The Twelve Apostles Hotel & Spa, wedged between the dramatic peaks of Table Mountain National Park and the glittering expanse of the Atlantic, is more isolated than most of Cape Town’s five-star properties — halfway between Sea Point and Hout Bay, with Camps Bay visible in the near distance.
This heightens the sense of getting away from the hustle and bustle, creating a refuge of warm hospitality.
Since opening under the Red Carnation Hotels banner in 2002, the property has evolved steadily with its guests. Over the past five years, as family travel has surged worldwide, the Twelve Apostles has responded. The philosophy is simple: whatever the adults are doing, the children can join too, in their own way. There are sushi-making and smoothie workshops. Gin tastings run alongside pizza-making. Cocktail classes are paired with chocolate and strawberry milk tastings.

That inclusive, family-orientated ethos is evident immediately on arrival. My daughter is handed a form to fill in, a sort of personalised certificate that includes favourites: animal, movie, food (cucumber and soya), ice cream (mint), and colour (pastel yellow). By afternoon those details have quietly shaped the experience.
She gets to ice cupcakes (rather impressively), and perhaps the most fun is learning how to make a mocktail. Yup, at the bar. Right up there in front of the shimmering glass of whiskies and sodas, she’s handed ingredients to make a mojito and then a strawberry daiquiri (both non-alcoholic). Shake it up, deliver it in a stylish glass, and pop on the trimmings. Mama is excited for these new learnings.

There are also outdoor activities. In a space once reserved exclusively for weddings, croquet sets and oversized Jenga now appear on weekday mornings. The hiking options are well calibrated. A short 15-minute trail suits the youngest guests and leads to a stream where hot chocolate is served at a riverside station. For those with more appetite for adventure, a treasure hunt winds through the hotel’s garden paths, ticking off landmarks on a hand-drawn map before culminating in a prize at the Café Grill.
As for the rooms, at the upper end is the Presidential Suite, which wraps around the building with panoramic views of the mountain range and the coastline below. The interior of the suite (where we stay) is grounded in marble floors with underfloor heating and an antique marble bath of considerable presence. Italian chandeliers illuminate works by South African artists. In the bedroom, the cutest tent is set up for a “stayover” with colourful towels available for swimming and a selection of children’s snacks.


The layout flows from a grand dining room through to the well-appointed bar and a dedicated study. The private terrace, overlooking the ocean, is precisely the sort of place for sundowners before easing into dinner. The views from the hotel are part of what sets it apart. Whale sightings from the balcony are a regular occurrence, almost unremarkable.
The hotel’s warmth has a biographical root. Red Carnation was built by Bea and Stanley Tollman. Stanley had proposed to Bea at the Oyster Box Hotel in KwaZulu-Natal, promising, half in jest, he would buy it for her one day. He kept his word, and then some, eventually building a collection of more than 20 hotels on three continents along with luxury cruise experiences.
Over the years they would arrive at the Twelve Apostles each December with their dogs, take their customary table in the restaurant, and greet the staff by name. The hotel even has designated pet-friendly suites and pet menus available on request.
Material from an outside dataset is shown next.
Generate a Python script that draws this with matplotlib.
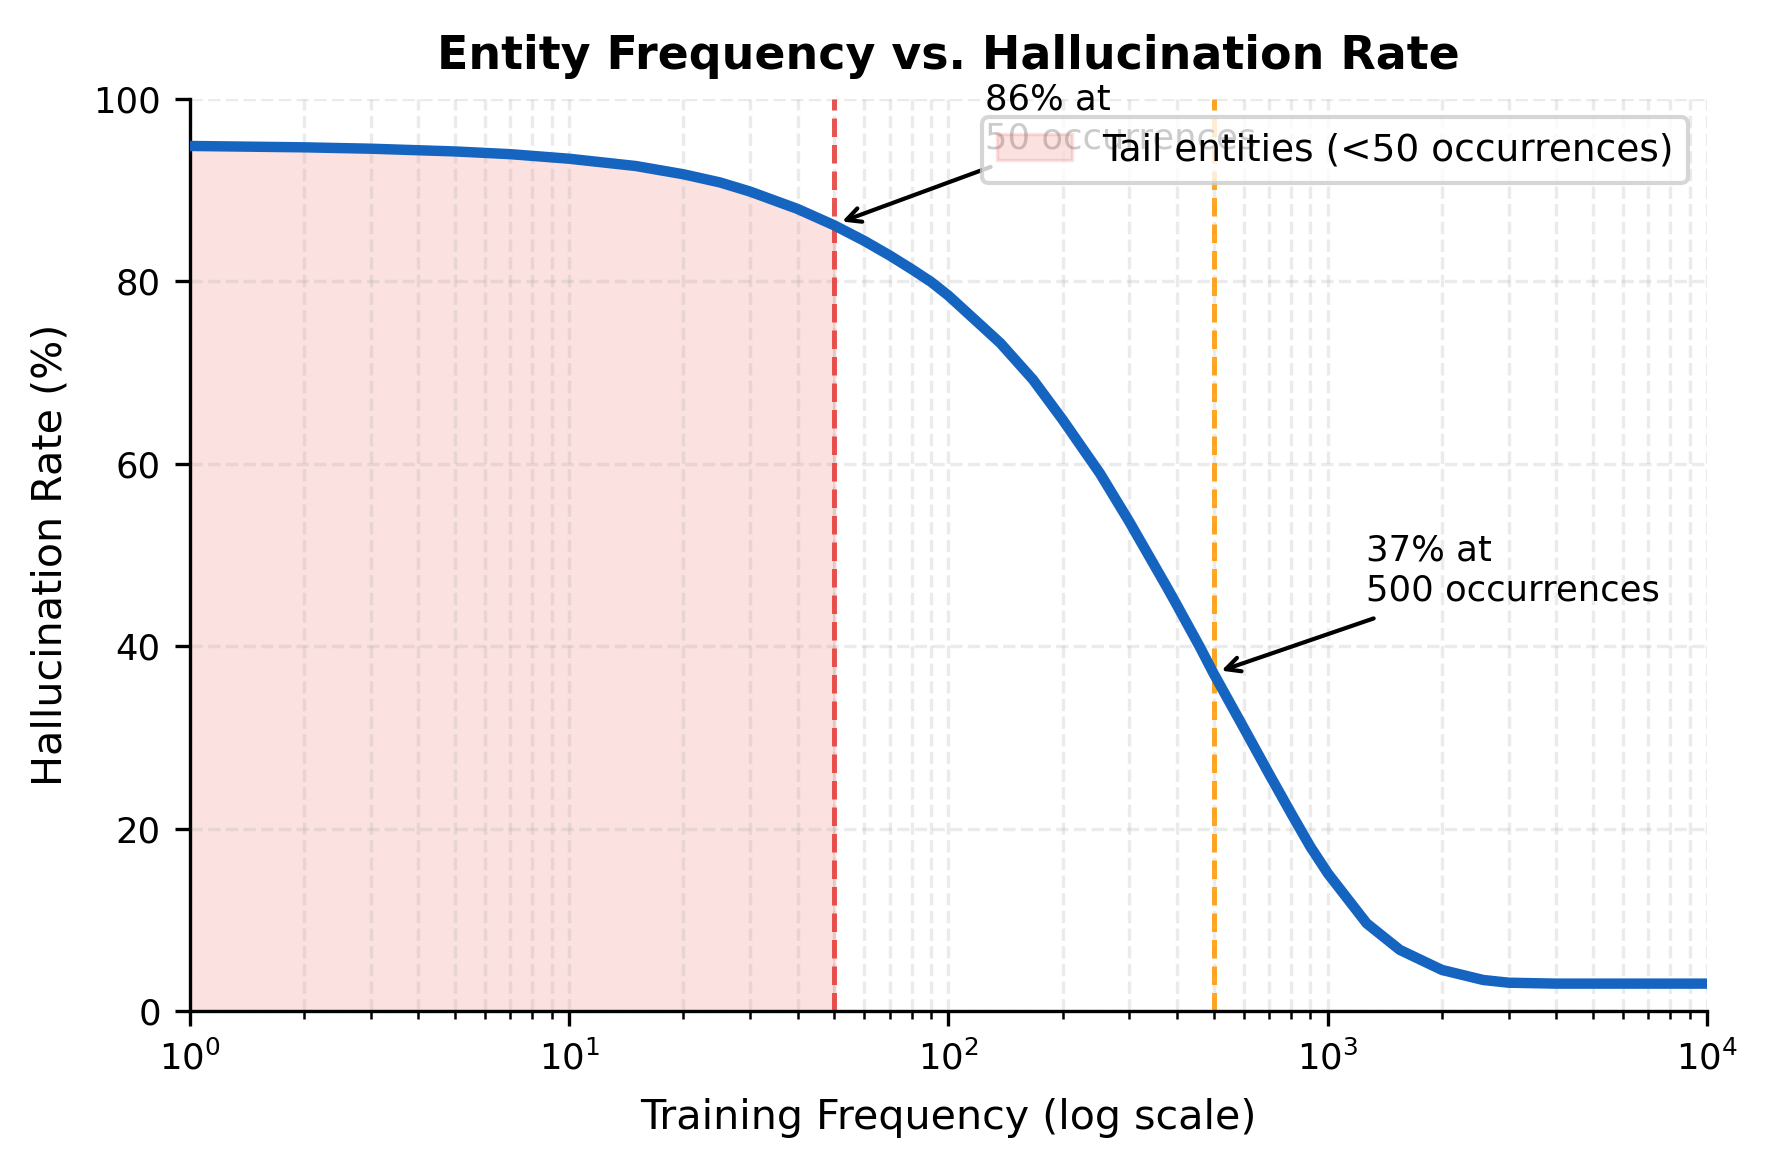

That culture of warmth endures: the large jars of sweets in the public spaces, the baskets of sunblock casually stationed near the pool, the popcorn and ice cream that materialise without being requested in the private cinema. The pool is heated, making an early morning swim less an act of bravado and utterly pleasant.
Bea Tollman was also a passionate cook, and her influence remains tangible on the plate. At high tea — among the finest in Cape Town, served in the Leopard Lounge with its view of the Atlantic — her cheesecake, key lime tart and salted beef bagels appear alongside caramel macarons and proper finger sandwiches.

In the Café Grill, her chicken linguine remains a fixture. At Azure, the hotel’s more formal dining room, the focus shifts to seafood and sunsets: oysters and shellfish presented against a striking backdrop. A legendary hotelier, Bea was awarded the prestigious British Travel & Hospitality Hall of Fame Award after working closely with her team of chefs around the world for decades.
Though Stanley has died, the family connection endures, and their children are involved in the business. Photos of new dishes from the hotel are sent to Bea and her daughter Vicki, current president of Red Carnation Hotels.
We eat dinner at the Café Grill, the more casual daytime dining option which allows children. Dinner is an obvious choice: Bea’s tasty chicken linguine, one of her specialities. Breakfast, however, is served at Azure.
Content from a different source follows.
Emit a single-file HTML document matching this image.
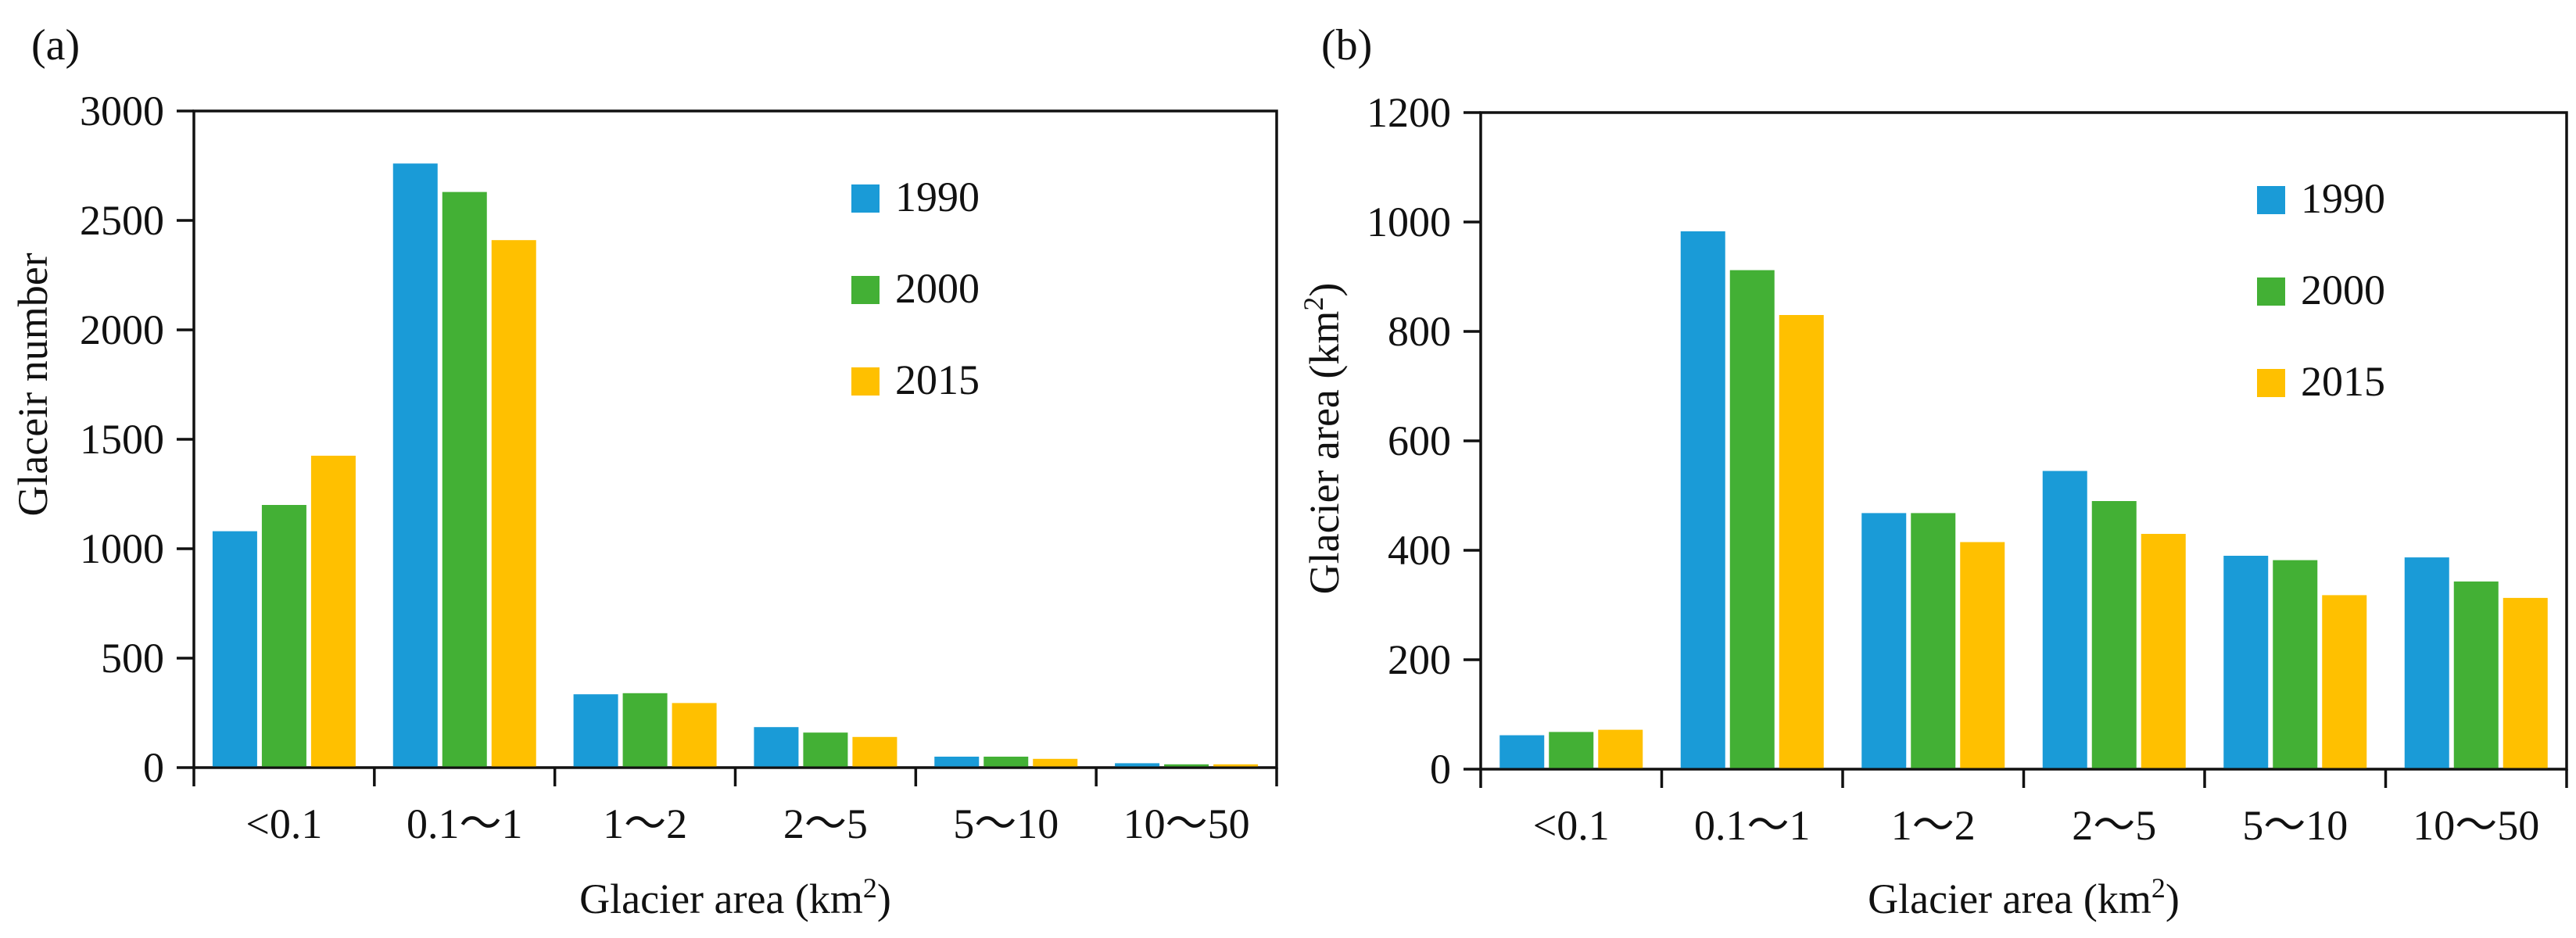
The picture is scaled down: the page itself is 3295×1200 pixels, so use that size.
<!DOCTYPE html>
<html><head><meta charset="utf-8"><style>
html,body{margin:0;padding:0;background:#fff;width:3295px;height:1200px;overflow:hidden}
svg text{font-family:"Liberation Serif",serif;fill:#111}
</style></head><body>
<svg id="chart" width="3295" height="1200" xmlns="http://www.w3.org/2000/svg"></svg>
<script>
const categories = ["<0.1","0.1～1","1～2","2～5","5～10","10～50"];
const years = ["1990","2000","2015"];
const colors = ["#1a9bd7","#43b035","#ffc000"];
const countA1990 = [1080,2760,335,185,50,20];
const countA2000 = [1200,2630,340,160,50,15];
const countA2015 = [1425,2410,295,140,40,15];
const ticksA = [0,500,1000,1500,2000,2500,3000];
const areaB1990 = [62,983,468,545,390,387];
const areaB2000 = [68,912,468,490,382,343];
const areaB2015 = [72,830,415,430,318,313];
const ticksB = [0,200,400,600,800,1000,1200];

const svg = document.getElementById('chart');
const NS = 'http://www.w3.org/2000/svg';
function mk(tag, attrs, parent){const e=document.createElementNS(NS,tag);for(const k in attrs)e.setAttribute(k,attrs[k]);(parent||svg).appendChild(e);return e;}

function panel(opt){
  const g = mk('g',{});
  
  
  const L=opt.left,R=opt.right,T=opt.top,B=opt.bottom,max=opt.max;
  const y = v => B - v/max*(B-T);
  const bw = (R-L)/categories.length;
  const x = i => L + i*bw;
  // frame
  const fr = mk('rect',{x:L,y:T,width:R-L,height:B-T,fill:'none',stroke:'#111','stroke-width':3.5},g);
  
  
  // y ticks
  opt.ticks.forEach(t=>{
    const ln = mk('line',{x1:L-22,x2:L,y1:y(t),y2:y(t),stroke:'#111','stroke-width':3.5},g);
    
    
    const tx = mk('text',{x:L-38,y:y(t)+18,'text-anchor':'end','font-size':54},g);
    tx.textContent = t;
    
    
  });
  // x ticks + labels
  for(let i=0;i<=categories.length;i++){
    const ln = mk('line',{x1:x(i),x2:x(i),y1:B,y2:B+24,stroke:'#111','stroke-width':3.5},g);
    
    
  }
  categories.forEach((c,i)=>{
    const tx = mk('text',{x:x(i)+bw/2,y:B+90,'text-anchor':'middle','font-size':54},g);
    tx.textContent = c;
    
    
  });
  // bars
  const barW = 57, gap = 6;
  opt.series.forEach((s,si)=>{
    s.forEach((v,i)=>{
      const cx = x(i)+bw/2 + (si-1)*(barW+gap);
      const r = mk('rect',{x:cx-barW/2,y:y(v),width:barW,height:B-y(v)-1.5,fill:colors[si]},g);
      
      
    });
  });
  // legend
  years.forEach((yr,si)=>{
    const ly = opt.legY + si*117;
    const sw = mk('rect',{x:opt.legX,y:ly,width:36,height:36,fill:colors[si]},g);
    
    
    const tx = mk('text',{x:opt.legX+56,y:ly+34,'font-size':54},g);
    tx.textContent = yr;
    
    
  });
  // titles
  const xt = mk('text',{x:(L+R)/2,y:1168,'text-anchor':'middle','font-size':54},g);
  xt.innerHTML = 'Glacier area (km<tspan font-size="36" dy="-20">2</tspan><tspan dy="20">)</tspan>';
  
  
  const yt = mk('text',{x:0,y:0,'text-anchor':'middle','font-size':54,transform:`translate(${opt.ytX},${opt.ytY}) rotate(-90)`},g);
  yt.innerHTML = opt.ytitle;
  
  
  const pl = mk('text',{x:opt.tagX,y:76,'font-size':56},g);
  pl.textContent = opt.tag;
  
  
}

panel({name:'panel-a',left:248,right:1633,top:142,bottom:982,max:3000,ticks:ticksA,
  series:[countA1990,countA2000,countA2015],legX:1089,legY:236,
  ytitle:'Glaceir number',ytX:60,ytY:492,tag:'(a)',tagX:40});
panel({name:'panel-b',left:1894,right:3283,top:144,bottom:984,max:1200,ticks:ticksB,
  series:[areaB1990,areaB2000,areaB2015],legX:2887,legY:238,
  ytitle:'Glacier area (km<tspan font-size="36" dy="-20">2</tspan><tspan dy="20">)</tspan>',ytX:1712,ytY:561,tag:'(b)',tagX:1690});
</script>
</body></html>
It’s the hospitality of the space that engages. One friend described once arriving at 11am for the oyster and wine celebration and not leaving until nine that night — somewhere in between, she and her partner had drifted into the spa and lost track of time.
As the Twelve Apostles approaches its 25th year under the Red Carnation banner, it feels like a deeply personal retreat shaped by ritual and hospitality. The grandeur of the setting is evident, but it’s the smaller gestures that linger.